### What the exercise asks
Copy all of the material exactly. Pictures are not to appear in the copy.

### Provided data
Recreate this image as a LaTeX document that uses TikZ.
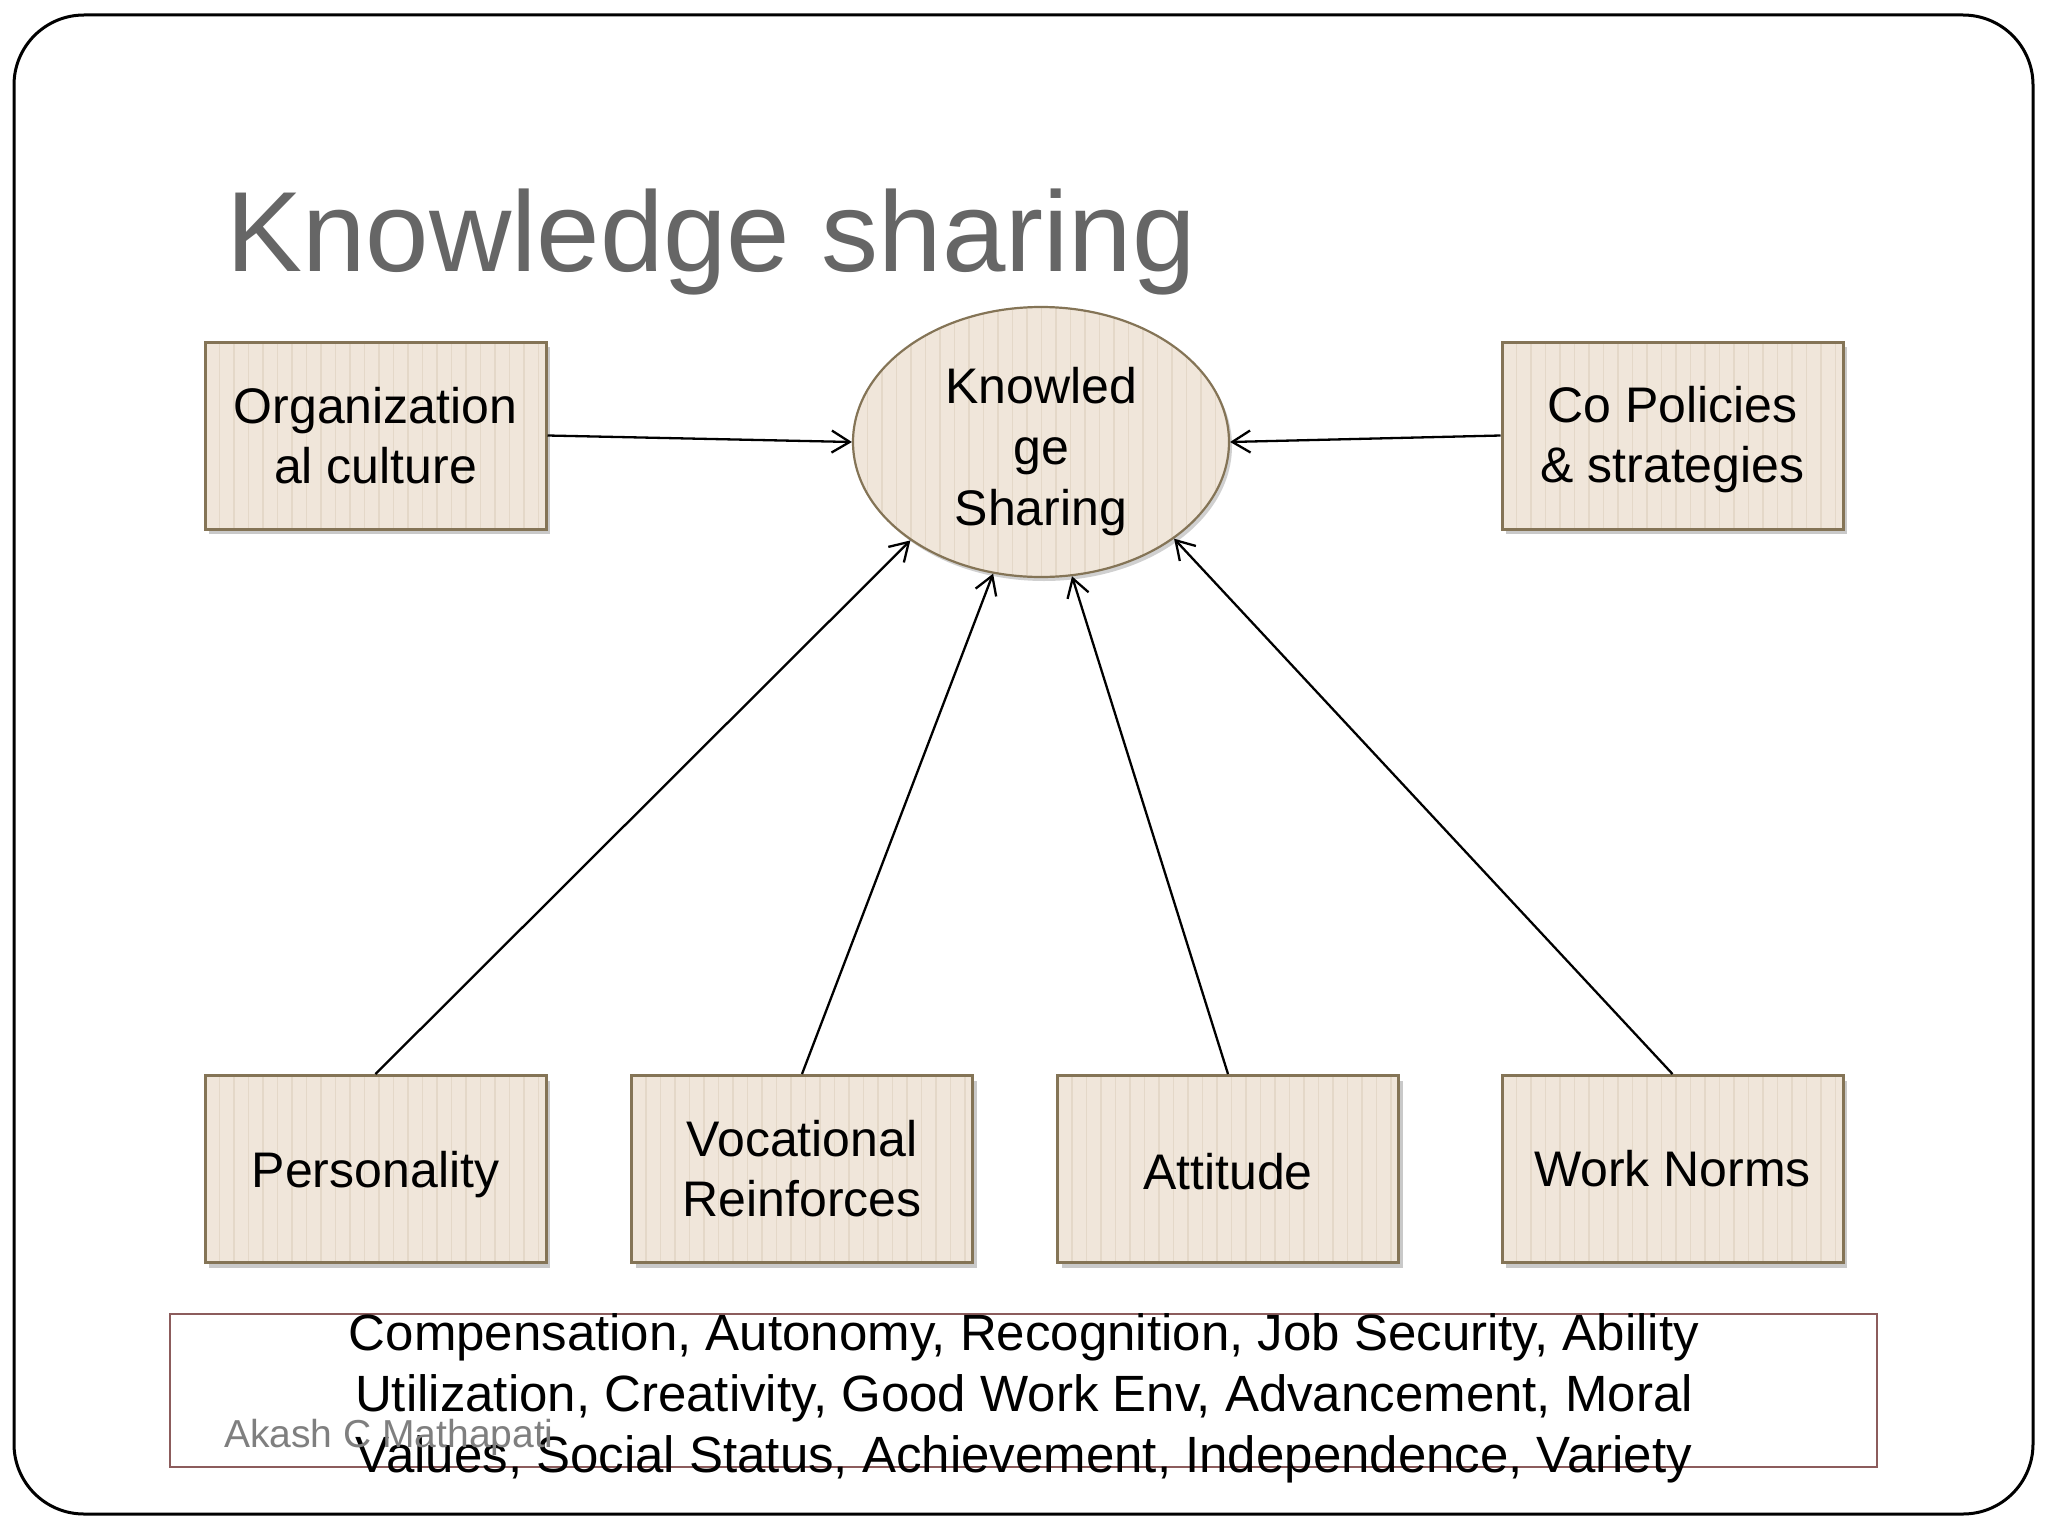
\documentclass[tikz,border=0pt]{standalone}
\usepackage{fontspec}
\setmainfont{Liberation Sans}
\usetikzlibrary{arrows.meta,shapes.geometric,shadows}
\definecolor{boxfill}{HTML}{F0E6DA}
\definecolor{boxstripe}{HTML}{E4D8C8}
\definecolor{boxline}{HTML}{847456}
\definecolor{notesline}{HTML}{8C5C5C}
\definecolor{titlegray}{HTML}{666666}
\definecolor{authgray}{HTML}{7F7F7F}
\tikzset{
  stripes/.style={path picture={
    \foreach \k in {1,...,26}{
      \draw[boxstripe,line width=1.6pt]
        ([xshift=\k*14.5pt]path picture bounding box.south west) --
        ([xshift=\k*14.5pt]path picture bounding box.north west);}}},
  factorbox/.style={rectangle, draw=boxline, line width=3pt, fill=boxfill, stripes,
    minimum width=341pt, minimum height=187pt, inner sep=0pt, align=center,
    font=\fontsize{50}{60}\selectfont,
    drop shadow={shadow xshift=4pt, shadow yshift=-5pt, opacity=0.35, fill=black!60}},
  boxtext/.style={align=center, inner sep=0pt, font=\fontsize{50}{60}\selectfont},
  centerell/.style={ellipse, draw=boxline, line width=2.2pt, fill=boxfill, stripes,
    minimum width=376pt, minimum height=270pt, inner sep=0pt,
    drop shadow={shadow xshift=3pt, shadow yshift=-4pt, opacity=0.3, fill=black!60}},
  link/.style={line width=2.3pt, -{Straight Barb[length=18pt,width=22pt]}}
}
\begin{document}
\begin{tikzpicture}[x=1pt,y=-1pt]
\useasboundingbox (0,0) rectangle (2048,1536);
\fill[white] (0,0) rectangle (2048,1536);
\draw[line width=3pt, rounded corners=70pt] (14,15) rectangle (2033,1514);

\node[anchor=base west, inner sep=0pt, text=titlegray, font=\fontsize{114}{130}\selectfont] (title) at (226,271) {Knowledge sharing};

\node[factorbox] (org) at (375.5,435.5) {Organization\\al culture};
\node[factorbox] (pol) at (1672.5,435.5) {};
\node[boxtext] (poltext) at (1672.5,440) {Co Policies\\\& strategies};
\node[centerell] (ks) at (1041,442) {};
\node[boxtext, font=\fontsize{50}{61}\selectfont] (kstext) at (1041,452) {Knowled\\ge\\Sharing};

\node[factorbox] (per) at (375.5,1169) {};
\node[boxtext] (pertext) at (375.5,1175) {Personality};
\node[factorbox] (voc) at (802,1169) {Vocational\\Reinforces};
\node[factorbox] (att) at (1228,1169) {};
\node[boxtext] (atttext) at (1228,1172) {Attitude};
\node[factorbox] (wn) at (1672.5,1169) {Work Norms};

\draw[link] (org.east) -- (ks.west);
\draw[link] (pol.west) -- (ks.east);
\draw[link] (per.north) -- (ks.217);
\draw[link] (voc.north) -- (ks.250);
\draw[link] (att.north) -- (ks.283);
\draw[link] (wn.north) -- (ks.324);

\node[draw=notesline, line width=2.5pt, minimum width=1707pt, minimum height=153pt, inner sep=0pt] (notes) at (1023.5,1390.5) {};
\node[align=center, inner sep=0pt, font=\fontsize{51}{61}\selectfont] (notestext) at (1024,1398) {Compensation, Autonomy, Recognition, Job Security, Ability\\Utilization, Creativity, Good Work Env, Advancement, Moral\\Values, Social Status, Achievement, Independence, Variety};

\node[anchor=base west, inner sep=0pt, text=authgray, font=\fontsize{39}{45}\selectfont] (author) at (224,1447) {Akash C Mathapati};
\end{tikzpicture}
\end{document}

### Exercise response
Recreate this image as a LaTeX document that uses TikZ.
\documentclass[tikz,border=0pt]{standalone}
\usepackage{fontspec}
\setmainfont{Liberation Sans}
\usetikzlibrary{arrows.meta,shapes.geometric,shadows}
\definecolor{boxfill}{HTML}{F0E6DA}
\definecolor{boxstripe}{HTML}{E4D8C8}
\definecolor{boxline}{HTML}{847456}
\definecolor{notesline}{HTML}{8C5C5C}
\definecolor{titlegray}{HTML}{666666}
\definecolor{authgray}{HTML}{7F7F7F}
\tikzset{
  stripes/.style={path picture={
    \foreach \k in {1,...,26}{
      \draw[boxstripe,line width=1.6pt]
        ([xshift=\k*14.5pt]path picture bounding box.south west) --
        ([xshift=\k*14.5pt]path picture bounding box.north west);}}},
  factorbox/.style={rectangle, draw=boxline, line width=3pt, fill=boxfill, stripes,
    minimum width=341pt, minimum height=187pt, inner sep=0pt, align=center,
    font=\fontsize{50}{60}\selectfont,
    drop shadow={shadow xshift=4pt, shadow yshift=-5pt, opacity=0.35, fill=black!60}},
  boxtext/.style={align=center, inner sep=0pt, font=\fontsize{50}{60}\selectfont},
  centerell/.style={ellipse, draw=boxline, line width=2.2pt, fill=boxfill, stripes,
    minimum width=376pt, minimum height=270pt, inner sep=0pt,
    drop shadow={shadow xshift=3pt, shadow yshift=-4pt, opacity=0.3, fill=black!60}},
  link/.style={line width=2.3pt, -{Straight Barb[length=18pt,width=22pt]}}
}
\begin{document}
\begin{tikzpicture}[x=1pt,y=-1pt]
\useasboundingbox (0,0) rectangle (2048,1536);
\fill[white] (0,0) rectangle (2048,1536);
\draw[line width=3pt, rounded corners=70pt] (14,15) rectangle (2033,1514);

\node[anchor=base west, inner sep=0pt, text=titlegray, font=\fontsize{114}{130}\selectfont] (title) at (226,271) {Knowledge sharing};

\node[factorbox] (org) at (375.5,435.5) {Organization\\al culture};
\node[factorbox] (pol) at (1672.5,435.5) {};
\node[boxtext] (poltext) at (1672.5,440) {Co Policies\\\& strategies};
\node[centerell] (ks) at (1041,442) {};
\node[boxtext, font=\fontsize{50}{61}\selectfont] (kstext) at (1041,452) {Knowled\\ge\\Sharing};

\node[factorbox] (per) at (375.5,1169) {};
\node[boxtext] (pertext) at (375.5,1175) {Personality};
\node[factorbox] (voc) at (802,1169) {Vocational\\Reinforces};
\node[factorbox] (att) at (1228,1169) {};
\node[boxtext] (atttext) at (1228,1172) {Attitude};
\node[factorbox] (wn) at (1672.5,1169) {Work Norms};

\draw[link] (org.east) -- (ks.west);
\draw[link] (pol.west) -- (ks.east);
\draw[link] (per.north) -- (ks.217);
\draw[link] (voc.north) -- (ks.250);
\draw[link] (att.north) -- (ks.283);
\draw[link] (wn.north) -- (ks.324);

\node[draw=notesline, line width=2.5pt, minimum width=1707pt, minimum height=153pt, inner sep=0pt] (notes) at (1023.5,1390.5) {};
\node[align=center, inner sep=0pt, font=\fontsize{51}{61}\selectfont] (notestext) at (1024,1398) {Compensation, Autonomy, Recognition, Job Security, Ability\\Utilization, Creativity, Good Work Env, Advancement, Moral\\Values, Social Status, Achievement, Independence, Variety};

\node[anchor=base west, inner sep=0pt, text=authgray, font=\fontsize{39}{45}\selectfont] (author) at (224,1447) {Akash C Mathapati};
\end{tikzpicture}
\end{document}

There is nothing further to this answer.